Lethal Disease in Dogs Naturally Infected with Severe Fever with Thrombocytopenia Syndrome Virus

Severe fever with the thrombocytopenia syndrome virus (SFTSV) causes fatal disease in humans, cats, and cheetahs. In this study, the information on seven dogs with SFTS was summarized. All dogs showed anorexia, high fever, leukopenia, and thrombocytopenia, two dogs showed vomiting and loose stool, and five dogs had tick parasites. All dogs also had a history of outdoor activity. The SFTSV gene was detected in all dogs. Remarkably, three dogs (43%) died. SFTSV was isolated from six dogs and the complete genomes were determined. A significant increase in anti-SFTSV-IgG antibodies was observed in two dogs after recovery, and anti-SFTSV-IgM antibodies were detected in four dogs in the acute phase. Using an ELISA cut-off value of 0.410 to discriminate between SFTSV-negative and positive dogs, the detection of anti-SFTSV-IgM antibodies was useful for the diagnosis of dogs with acute-phase SFTS. Four out of the ninety-eight SFTSV-negative dogs possessed high anti-SFTSV IgG antibody titers, indicating that some dogs can recover from SFTSV infection. In conclusion, SFTSV is lethal in some dogs, but many dogs recover from SFTSV infection.

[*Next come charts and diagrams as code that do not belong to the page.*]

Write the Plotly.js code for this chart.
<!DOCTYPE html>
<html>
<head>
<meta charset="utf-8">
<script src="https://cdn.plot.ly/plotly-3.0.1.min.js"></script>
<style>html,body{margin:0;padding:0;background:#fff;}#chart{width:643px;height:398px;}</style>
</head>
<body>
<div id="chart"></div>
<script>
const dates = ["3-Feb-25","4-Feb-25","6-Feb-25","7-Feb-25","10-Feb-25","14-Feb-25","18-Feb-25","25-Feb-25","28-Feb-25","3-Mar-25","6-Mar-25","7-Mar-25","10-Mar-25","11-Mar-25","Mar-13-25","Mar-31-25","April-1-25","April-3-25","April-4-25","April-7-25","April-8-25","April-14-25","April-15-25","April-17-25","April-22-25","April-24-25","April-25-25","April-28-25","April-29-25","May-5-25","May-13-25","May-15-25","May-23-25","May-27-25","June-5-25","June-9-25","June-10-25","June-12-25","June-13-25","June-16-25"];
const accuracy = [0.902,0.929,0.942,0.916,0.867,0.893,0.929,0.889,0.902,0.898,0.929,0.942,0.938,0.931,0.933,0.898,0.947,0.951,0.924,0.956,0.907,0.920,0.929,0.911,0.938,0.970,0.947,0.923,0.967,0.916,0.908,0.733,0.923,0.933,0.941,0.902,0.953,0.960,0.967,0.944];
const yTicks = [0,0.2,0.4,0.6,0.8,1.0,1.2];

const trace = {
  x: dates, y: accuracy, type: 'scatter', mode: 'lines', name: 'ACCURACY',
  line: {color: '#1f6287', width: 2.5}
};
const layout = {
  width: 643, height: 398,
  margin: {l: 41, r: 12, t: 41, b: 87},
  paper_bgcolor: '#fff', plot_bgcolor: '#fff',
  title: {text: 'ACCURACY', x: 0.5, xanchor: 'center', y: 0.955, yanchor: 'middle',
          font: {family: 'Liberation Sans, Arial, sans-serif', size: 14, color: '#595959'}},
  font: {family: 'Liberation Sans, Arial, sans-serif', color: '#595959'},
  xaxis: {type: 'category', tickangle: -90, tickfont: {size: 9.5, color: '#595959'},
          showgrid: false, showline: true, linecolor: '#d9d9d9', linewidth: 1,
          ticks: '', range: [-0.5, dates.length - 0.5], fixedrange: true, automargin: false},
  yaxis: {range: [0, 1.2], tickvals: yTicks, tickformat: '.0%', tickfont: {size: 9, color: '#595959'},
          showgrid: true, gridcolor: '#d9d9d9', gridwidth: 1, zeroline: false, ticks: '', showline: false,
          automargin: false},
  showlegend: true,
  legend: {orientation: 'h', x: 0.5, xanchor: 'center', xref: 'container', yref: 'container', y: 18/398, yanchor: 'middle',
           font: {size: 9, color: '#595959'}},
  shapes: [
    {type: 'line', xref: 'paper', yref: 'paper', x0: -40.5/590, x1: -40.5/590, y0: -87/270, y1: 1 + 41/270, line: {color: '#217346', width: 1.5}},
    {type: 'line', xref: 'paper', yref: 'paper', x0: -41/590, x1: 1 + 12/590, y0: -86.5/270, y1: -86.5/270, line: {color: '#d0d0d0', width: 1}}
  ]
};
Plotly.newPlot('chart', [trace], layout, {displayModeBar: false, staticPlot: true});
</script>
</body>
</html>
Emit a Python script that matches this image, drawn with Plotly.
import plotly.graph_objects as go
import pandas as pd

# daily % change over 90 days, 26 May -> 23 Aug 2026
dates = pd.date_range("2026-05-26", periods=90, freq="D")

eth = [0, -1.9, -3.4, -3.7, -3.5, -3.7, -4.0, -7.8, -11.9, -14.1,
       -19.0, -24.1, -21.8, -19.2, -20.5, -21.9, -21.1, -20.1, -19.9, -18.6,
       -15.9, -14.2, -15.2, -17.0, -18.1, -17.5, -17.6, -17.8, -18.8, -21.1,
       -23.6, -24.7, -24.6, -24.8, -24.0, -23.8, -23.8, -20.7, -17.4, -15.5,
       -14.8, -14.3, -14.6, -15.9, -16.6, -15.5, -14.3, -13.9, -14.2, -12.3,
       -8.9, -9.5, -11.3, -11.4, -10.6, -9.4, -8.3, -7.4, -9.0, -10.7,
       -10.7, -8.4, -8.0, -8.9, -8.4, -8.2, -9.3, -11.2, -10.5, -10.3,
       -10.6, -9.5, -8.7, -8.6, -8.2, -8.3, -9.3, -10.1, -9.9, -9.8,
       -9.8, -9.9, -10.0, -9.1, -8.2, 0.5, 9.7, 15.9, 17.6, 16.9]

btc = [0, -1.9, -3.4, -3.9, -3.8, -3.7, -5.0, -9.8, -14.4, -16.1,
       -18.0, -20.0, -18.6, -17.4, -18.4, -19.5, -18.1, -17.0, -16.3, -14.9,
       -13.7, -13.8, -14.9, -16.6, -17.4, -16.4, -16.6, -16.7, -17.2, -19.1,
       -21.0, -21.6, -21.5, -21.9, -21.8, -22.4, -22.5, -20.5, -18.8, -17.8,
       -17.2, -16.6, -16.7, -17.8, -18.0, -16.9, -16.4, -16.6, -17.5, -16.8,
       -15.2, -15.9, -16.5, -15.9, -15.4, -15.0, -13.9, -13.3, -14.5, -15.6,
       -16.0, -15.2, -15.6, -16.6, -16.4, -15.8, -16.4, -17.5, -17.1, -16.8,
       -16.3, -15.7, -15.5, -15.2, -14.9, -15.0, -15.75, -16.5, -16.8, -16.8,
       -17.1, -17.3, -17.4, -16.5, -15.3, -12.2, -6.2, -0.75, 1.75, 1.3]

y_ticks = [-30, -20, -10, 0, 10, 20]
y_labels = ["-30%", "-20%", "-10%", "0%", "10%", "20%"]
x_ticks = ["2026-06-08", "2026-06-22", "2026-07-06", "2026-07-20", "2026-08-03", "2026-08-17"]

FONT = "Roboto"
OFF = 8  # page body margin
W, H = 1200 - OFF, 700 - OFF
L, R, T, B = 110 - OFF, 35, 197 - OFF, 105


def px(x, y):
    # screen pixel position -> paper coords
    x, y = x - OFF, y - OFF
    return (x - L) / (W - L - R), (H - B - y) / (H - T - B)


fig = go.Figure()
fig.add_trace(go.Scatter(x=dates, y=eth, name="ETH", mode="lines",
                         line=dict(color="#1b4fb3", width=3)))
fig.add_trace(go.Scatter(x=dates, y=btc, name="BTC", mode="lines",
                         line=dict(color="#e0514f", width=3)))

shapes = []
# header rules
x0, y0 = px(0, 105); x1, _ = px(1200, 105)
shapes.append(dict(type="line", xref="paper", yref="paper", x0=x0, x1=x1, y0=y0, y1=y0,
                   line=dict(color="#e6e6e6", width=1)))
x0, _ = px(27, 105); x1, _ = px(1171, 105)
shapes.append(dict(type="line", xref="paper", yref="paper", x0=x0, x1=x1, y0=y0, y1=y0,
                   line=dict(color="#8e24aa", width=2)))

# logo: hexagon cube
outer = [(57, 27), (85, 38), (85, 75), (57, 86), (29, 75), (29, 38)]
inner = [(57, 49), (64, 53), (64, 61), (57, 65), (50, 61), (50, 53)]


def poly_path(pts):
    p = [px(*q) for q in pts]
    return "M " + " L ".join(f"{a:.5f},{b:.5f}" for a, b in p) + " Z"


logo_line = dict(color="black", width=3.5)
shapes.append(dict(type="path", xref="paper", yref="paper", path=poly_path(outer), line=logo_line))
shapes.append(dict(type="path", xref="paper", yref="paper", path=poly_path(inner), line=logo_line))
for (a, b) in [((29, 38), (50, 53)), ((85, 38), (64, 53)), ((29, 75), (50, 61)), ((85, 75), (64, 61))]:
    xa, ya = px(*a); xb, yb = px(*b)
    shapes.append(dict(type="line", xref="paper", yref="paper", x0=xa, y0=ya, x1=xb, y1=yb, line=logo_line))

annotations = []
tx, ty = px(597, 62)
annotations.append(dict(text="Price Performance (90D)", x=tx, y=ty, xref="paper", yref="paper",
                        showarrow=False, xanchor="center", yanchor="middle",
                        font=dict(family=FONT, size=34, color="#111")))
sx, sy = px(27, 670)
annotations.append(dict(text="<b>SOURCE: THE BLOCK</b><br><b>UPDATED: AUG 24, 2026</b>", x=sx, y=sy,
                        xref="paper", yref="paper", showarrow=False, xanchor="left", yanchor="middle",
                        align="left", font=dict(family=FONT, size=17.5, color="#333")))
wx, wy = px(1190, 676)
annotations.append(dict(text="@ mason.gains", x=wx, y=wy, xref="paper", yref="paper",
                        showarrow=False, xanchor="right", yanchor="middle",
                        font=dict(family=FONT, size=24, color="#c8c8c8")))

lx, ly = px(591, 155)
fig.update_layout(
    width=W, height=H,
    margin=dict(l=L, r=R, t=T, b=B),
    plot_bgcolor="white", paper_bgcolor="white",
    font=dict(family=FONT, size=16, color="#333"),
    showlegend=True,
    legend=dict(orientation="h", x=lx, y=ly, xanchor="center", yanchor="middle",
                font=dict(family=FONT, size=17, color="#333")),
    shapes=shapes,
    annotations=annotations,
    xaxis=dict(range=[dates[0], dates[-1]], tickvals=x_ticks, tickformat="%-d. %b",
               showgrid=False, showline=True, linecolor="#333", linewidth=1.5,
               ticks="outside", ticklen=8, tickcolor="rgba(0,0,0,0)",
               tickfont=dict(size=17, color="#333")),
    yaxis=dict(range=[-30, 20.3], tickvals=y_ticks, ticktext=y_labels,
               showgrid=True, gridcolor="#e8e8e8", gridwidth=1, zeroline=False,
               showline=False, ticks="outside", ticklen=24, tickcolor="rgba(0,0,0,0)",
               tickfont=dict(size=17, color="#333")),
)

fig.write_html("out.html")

Risk assessment of infection with severe fever with thrombocytopenia syndrome virus based on a 10-year serosurveillance in Yamaguchi Prefecture

In Japan, the first patient with severe fever with thrombocytopenia syndrome was reported in Yamaguchi in 2012. To understand the severe fever with thrombocytopenia syndrome virus (SFTSV) infection in this region, a retrospective surveillance in sika deer and wild boars in Yamaguchi was conducted using a virus-neutralizing (VN) test. The result revealed that 510 of the 789 sika deer and 199 of the 517 wild boars were positive for anti-SFTSV antibodies. Interestingly, seroprevalence in sika deer increased significantly from 2010–2013 to 2015–2020. The SFTSV gene was detected in one of the 229 serum samples collected from sika deer, but not from wild boars. In conclusion, SFTSV had spread among wild animals before 2012 and expanded gradually around 2013–2015 in Yamaguchi.